GIVEN REQUEST: Print the listing in its entirety and exactly, leaving out images.

PROVIDED MATERIAL:
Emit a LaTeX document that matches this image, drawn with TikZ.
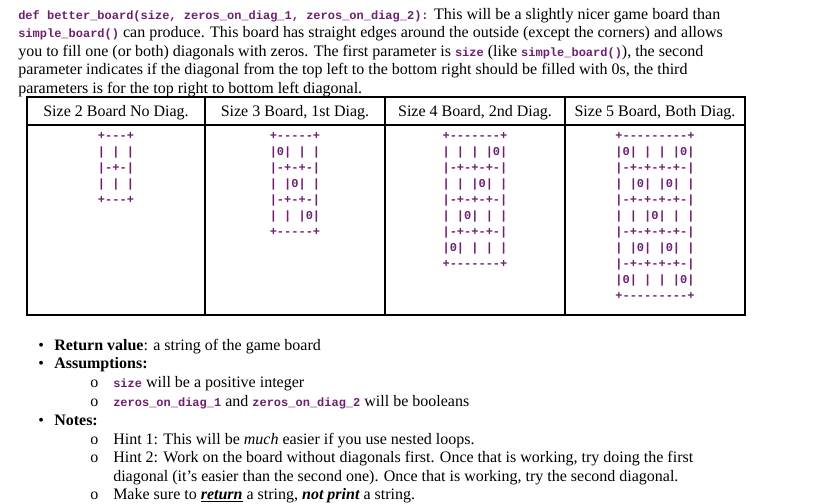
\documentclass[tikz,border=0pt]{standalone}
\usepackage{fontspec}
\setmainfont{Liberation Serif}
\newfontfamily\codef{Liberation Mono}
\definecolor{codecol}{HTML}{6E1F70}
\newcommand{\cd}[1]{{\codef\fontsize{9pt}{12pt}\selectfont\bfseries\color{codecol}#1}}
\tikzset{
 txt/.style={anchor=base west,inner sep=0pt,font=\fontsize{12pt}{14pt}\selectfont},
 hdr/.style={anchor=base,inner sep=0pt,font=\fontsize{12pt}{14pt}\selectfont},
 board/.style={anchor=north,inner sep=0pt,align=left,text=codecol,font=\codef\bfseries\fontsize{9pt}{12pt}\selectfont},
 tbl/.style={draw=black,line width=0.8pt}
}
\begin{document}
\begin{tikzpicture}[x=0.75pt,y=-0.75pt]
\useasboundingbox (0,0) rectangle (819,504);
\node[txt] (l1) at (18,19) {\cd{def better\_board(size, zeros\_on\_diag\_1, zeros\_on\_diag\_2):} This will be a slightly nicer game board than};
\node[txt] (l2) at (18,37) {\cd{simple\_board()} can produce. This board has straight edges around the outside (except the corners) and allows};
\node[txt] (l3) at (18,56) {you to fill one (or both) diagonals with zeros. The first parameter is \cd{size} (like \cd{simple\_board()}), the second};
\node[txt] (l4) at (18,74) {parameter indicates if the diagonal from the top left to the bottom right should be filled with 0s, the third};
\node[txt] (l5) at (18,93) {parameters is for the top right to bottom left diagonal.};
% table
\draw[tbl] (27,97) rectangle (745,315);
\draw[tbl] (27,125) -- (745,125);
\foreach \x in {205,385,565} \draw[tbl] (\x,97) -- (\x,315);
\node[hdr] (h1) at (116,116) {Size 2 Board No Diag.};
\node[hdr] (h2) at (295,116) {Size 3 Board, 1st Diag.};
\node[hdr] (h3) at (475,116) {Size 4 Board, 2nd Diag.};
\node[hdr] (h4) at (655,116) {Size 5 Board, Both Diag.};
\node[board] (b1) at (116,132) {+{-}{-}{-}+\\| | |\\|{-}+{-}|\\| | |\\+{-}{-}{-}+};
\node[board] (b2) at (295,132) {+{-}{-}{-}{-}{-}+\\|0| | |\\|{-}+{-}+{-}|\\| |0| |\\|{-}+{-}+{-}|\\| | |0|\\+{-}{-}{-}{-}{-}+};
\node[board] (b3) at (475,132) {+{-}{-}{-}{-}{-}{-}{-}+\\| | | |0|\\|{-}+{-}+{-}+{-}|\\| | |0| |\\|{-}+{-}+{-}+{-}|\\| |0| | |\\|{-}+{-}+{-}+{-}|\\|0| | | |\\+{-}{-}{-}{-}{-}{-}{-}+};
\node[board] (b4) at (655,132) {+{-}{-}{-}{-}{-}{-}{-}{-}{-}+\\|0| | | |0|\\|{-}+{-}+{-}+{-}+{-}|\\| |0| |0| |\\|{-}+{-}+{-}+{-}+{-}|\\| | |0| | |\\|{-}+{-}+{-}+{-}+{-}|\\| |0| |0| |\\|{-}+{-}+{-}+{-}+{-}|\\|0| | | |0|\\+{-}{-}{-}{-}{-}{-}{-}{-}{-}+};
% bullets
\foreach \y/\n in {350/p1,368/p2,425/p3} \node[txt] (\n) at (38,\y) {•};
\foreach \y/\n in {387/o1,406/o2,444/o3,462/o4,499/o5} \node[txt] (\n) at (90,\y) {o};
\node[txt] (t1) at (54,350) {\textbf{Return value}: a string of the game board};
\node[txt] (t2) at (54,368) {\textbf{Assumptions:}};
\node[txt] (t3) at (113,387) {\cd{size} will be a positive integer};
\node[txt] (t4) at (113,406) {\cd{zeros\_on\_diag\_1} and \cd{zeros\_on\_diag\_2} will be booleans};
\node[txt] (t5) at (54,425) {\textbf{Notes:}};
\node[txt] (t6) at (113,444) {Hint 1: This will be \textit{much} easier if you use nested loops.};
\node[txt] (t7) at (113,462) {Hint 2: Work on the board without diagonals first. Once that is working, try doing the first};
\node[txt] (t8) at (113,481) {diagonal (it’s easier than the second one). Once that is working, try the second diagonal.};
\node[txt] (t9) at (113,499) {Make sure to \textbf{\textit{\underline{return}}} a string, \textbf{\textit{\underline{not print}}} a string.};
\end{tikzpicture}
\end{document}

WRITTEN REPLY:
Emit a LaTeX document that matches this image, drawn with TikZ.
\documentclass[tikz,border=0pt]{standalone}
\usepackage{fontspec}
\setmainfont{Liberation Serif}
\newfontfamily\codef{Liberation Mono}
\definecolor{codecol}{HTML}{6E1F70}
\newcommand{\cd}[1]{{\codef\fontsize{9pt}{12pt}\selectfont\bfseries\color{codecol}#1}}
\tikzset{
 txt/.style={anchor=base west,inner sep=0pt,font=\fontsize{12pt}{14pt}\selectfont},
 hdr/.style={anchor=base,inner sep=0pt,font=\fontsize{12pt}{14pt}\selectfont},
 board/.style={anchor=north,inner sep=0pt,align=left,text=codecol,font=\codef\bfseries\fontsize{9pt}{12pt}\selectfont},
 tbl/.style={draw=black,line width=0.8pt}
}
\begin{document}
\begin{tikzpicture}[x=0.75pt,y=-0.75pt]
\useasboundingbox (0,0) rectangle (819,504);
\node[txt] (l1) at (18,19) {\cd{def better\_board(size, zeros\_on\_diag\_1, zeros\_on\_diag\_2):} This will be a slightly nicer game board than};
\node[txt] (l2) at (18,37) {\cd{simple\_board()} can produce. This board has straight edges around the outside (except the corners) and allows};
\node[txt] (l3) at (18,56) {you to fill one (or both) diagonals with zeros. The first parameter is \cd{size} (like \cd{simple\_board()}), the second};
\node[txt] (l4) at (18,74) {parameter indicates if the diagonal from the top left to the bottom right should be filled with 0s, the third};
\node[txt] (l5) at (18,93) {parameters is for the top right to bottom left diagonal.};
% table
\draw[tbl] (27,97) rectangle (745,315);
\draw[tbl] (27,125) -- (745,125);
\foreach \x in {205,385,565} \draw[tbl] (\x,97) -- (\x,315);
\node[hdr] (h1) at (116,116) {Size 2 Board No Diag.};
\node[hdr] (h2) at (295,116) {Size 3 Board, 1st Diag.};
\node[hdr] (h3) at (475,116) {Size 4 Board, 2nd Diag.};
\node[hdr] (h4) at (655,116) {Size 5 Board, Both Diag.};
\node[board] (b1) at (116,132) {+{-}{-}{-}+\\| | |\\|{-}+{-}|\\| | |\\+{-}{-}{-}+};
\node[board] (b2) at (295,132) {+{-}{-}{-}{-}{-}+\\|0| | |\\|{-}+{-}+{-}|\\| |0| |\\|{-}+{-}+{-}|\\| | |0|\\+{-}{-}{-}{-}{-}+};
\node[board] (b3) at (475,132) {+{-}{-}{-}{-}{-}{-}{-}+\\| | | |0|\\|{-}+{-}+{-}+{-}|\\| | |0| |\\|{-}+{-}+{-}+{-}|\\| |0| | |\\|{-}+{-}+{-}+{-}|\\|0| | | |\\+{-}{-}{-}{-}{-}{-}{-}+};
\node[board] (b4) at (655,132) {+{-}{-}{-}{-}{-}{-}{-}{-}{-}+\\|0| | | |0|\\|{-}+{-}+{-}+{-}+{-}|\\| |0| |0| |\\|{-}+{-}+{-}+{-}+{-}|\\| | |0| | |\\|{-}+{-}+{-}+{-}+{-}|\\| |0| |0| |\\|{-}+{-}+{-}+{-}+{-}|\\|0| | | |0|\\+{-}{-}{-}{-}{-}{-}{-}{-}{-}+};
% bullets
\foreach \y/\n in {350/p1,368/p2,425/p3} \node[txt] (\n) at (38,\y) {•};
\foreach \y/\n in {387/o1,406/o2,444/o3,462/o4,499/o5} \node[txt] (\n) at (90,\y) {o};
\node[txt] (t1) at (54,350) {\textbf{Return value}: a string of the game board};
\node[txt] (t2) at (54,368) {\textbf{Assumptions:}};
\node[txt] (t3) at (113,387) {\cd{size} will be a positive integer};
\node[txt] (t4) at (113,406) {\cd{zeros\_on\_diag\_1} and \cd{zeros\_on\_diag\_2} will be booleans};
\node[txt] (t5) at (54,425) {\textbf{Notes:}};
\node[txt] (t6) at (113,444) {Hint 1: This will be \textit{much} easier if you use nested loops.};
\node[txt] (t7) at (113,462) {Hint 2: Work on the board without diagonals first. Once that is working, try doing the first};
\node[txt] (t8) at (113,481) {diagonal (it’s easier than the second one). Once that is working, try the second diagonal.};
\node[txt] (t9) at (113,499) {Make sure to \textbf{\textit{\underline{return}}} a string, \textbf{\textit{\underline{not print}}} a string.};
\end{tikzpicture}
\end{document}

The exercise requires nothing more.